Благодаря военному профессору генералу Н. П. Михневичу, автору статьи «Бородино» к знаменитому 7-томному труду «Отечественная война и русское общество»[388], «патриотический» подход к великому сражению еще более утвердился в отечественной науке и общественном сознании. Несмотря на попытку авторов этого юбилейного издания, выходившего под редакцией А. К. Дживелегова, С. П. Мельгунова и В. И. Пичеты, преодолеть «официозно-легендарный период» в историографии 1812 г., который отличался предвзятостью и односторонностью, в отношении Бородина мало что изменилось[389]. Михневич развил тот подход, который был свойствен ярым ревнителям русских воинских традиций. Оценивая потери сторон так же, как Геруа (57–58 тыс. для русских и 50 тыс. для французов), Михневич отнесся к Бородину как к «искупительной жертве за оставление Москвы»[390]. Допуская явные неточности в отношении французской армии и оставляя без ответа целый ряд вопросов (к примеру, каков же был план Наполеона на сражение), автор не попытался вникнуть в характер решений и поступков Наполеона и его военачальников. Ночью, по мнению Михневича, французы очистили поле боя и отступили за р. Колочь. Автор открыто заявлял о том, что результат Бородинского сражения был уже предопределен заранее. Теперь, в русле буржуазно-либеральной историографии начала ХХ в., это выглядело как стремление «снять» субъективизм «дворянской» историографии и водрузить на пьедестал «объективную закономерность»[391].

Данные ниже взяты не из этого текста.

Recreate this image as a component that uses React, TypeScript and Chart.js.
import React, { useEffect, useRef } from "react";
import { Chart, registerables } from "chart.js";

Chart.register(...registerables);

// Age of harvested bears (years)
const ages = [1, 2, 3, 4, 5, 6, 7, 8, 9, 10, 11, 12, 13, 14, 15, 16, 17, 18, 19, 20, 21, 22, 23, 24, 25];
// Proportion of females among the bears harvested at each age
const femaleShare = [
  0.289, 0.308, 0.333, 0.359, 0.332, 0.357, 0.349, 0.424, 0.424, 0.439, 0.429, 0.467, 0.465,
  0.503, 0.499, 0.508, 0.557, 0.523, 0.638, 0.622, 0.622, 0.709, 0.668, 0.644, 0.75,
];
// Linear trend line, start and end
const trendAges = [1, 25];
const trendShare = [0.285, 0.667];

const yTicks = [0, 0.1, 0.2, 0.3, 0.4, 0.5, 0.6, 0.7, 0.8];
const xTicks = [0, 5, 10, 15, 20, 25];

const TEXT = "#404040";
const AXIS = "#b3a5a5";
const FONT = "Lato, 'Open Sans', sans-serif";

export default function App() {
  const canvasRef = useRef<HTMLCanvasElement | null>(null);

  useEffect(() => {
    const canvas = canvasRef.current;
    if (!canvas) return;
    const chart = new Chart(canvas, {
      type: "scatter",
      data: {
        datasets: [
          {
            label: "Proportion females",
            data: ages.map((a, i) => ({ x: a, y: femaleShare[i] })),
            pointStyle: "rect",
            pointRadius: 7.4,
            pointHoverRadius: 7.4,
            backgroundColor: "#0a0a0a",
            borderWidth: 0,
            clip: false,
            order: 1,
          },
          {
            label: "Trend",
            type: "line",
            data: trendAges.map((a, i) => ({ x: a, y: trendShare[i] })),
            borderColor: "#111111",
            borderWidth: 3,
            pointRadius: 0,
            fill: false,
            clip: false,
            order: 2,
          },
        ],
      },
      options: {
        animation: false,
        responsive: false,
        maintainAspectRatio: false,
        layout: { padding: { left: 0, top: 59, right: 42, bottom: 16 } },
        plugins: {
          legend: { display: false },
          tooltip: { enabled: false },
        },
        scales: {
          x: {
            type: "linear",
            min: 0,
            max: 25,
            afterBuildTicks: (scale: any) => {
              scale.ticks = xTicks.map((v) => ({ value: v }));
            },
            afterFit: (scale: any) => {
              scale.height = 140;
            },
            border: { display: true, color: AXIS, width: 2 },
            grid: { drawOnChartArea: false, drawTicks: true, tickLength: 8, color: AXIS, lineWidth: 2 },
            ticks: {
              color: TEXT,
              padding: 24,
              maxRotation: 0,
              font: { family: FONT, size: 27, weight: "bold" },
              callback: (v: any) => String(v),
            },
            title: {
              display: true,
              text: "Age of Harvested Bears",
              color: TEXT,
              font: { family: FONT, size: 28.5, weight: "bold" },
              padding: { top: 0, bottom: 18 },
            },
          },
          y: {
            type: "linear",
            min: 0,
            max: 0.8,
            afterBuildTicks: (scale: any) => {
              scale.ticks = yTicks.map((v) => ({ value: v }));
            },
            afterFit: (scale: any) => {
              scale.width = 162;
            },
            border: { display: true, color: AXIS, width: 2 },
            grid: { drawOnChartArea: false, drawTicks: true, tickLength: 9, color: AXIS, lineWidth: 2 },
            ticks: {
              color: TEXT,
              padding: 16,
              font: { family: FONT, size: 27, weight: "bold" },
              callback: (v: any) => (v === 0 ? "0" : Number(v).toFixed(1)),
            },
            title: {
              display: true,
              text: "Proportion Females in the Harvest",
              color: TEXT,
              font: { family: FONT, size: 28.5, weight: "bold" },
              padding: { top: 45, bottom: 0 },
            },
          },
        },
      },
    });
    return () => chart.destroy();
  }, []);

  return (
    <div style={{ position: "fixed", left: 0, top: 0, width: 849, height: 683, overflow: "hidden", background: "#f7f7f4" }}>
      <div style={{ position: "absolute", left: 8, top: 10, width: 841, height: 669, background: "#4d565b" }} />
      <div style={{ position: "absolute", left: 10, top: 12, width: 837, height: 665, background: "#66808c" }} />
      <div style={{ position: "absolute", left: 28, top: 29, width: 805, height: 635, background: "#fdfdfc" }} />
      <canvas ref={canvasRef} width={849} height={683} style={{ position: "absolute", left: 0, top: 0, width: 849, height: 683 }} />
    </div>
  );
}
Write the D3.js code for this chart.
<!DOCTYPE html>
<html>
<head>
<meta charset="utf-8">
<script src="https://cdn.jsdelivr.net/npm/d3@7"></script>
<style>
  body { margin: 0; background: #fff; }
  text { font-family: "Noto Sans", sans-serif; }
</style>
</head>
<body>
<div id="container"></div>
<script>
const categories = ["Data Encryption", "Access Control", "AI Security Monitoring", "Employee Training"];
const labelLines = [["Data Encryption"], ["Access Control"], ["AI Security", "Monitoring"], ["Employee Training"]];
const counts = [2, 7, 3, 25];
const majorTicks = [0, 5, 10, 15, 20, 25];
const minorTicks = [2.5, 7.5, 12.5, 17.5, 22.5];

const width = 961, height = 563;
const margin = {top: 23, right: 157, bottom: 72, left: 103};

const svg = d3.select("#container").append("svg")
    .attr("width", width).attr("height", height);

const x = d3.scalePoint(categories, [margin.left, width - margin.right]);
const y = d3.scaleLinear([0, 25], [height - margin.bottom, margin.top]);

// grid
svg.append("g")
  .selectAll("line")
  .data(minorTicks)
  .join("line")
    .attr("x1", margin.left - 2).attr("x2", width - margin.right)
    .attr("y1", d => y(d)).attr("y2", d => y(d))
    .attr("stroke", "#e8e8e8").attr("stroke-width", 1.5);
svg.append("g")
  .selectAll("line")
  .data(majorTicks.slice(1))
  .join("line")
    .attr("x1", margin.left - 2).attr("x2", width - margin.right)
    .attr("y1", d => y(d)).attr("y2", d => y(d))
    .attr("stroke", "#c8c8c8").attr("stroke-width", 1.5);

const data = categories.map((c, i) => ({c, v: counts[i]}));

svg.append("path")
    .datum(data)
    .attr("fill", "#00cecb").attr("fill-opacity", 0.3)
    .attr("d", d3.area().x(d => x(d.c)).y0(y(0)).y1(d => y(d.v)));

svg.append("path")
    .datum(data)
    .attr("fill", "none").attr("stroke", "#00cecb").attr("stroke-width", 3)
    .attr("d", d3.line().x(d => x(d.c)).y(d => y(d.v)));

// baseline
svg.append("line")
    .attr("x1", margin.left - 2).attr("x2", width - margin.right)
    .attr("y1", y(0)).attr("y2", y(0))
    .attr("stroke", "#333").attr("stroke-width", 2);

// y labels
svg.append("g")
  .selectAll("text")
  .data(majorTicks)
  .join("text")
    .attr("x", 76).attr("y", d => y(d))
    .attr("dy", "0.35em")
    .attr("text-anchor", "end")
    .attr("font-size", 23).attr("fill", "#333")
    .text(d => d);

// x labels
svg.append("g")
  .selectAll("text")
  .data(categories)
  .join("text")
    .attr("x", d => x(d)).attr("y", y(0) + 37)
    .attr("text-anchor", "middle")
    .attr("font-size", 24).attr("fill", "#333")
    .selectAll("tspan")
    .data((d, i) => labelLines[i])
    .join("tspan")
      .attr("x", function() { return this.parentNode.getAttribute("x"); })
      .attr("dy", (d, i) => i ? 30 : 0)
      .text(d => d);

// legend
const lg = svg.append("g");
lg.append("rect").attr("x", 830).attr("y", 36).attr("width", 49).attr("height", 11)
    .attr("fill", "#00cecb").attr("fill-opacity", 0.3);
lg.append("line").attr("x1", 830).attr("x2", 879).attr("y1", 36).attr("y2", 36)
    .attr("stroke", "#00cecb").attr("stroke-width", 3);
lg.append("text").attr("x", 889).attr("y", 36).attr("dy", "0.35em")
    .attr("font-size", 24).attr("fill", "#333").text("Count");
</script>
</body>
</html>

Направлению, представленному Афанасьевым, Колюбакиным, Геруа, Михневичем и др., до известной степени противостоял ряд других историков, прежде всего Н. П. Поликарпов, А. П. Скугаревский и А. Н. Витмер[392]. Поликарпов в труде, основанном, как правило, на неизданных русских архивных документах, осветил дни, предшествовавшие 26 августа, включая бой за Шевардинский редут и действия сторон 25 августа 1812 г. Материалы подтверждали мысль (впрочем, высказанную и в 7-томном издании «Отечественная война и русское общество») о том, что инициатива в навязывании генерального сражения почти целиком исходила от французов, которым удавалось действовать в этом направлении достаточно успешно.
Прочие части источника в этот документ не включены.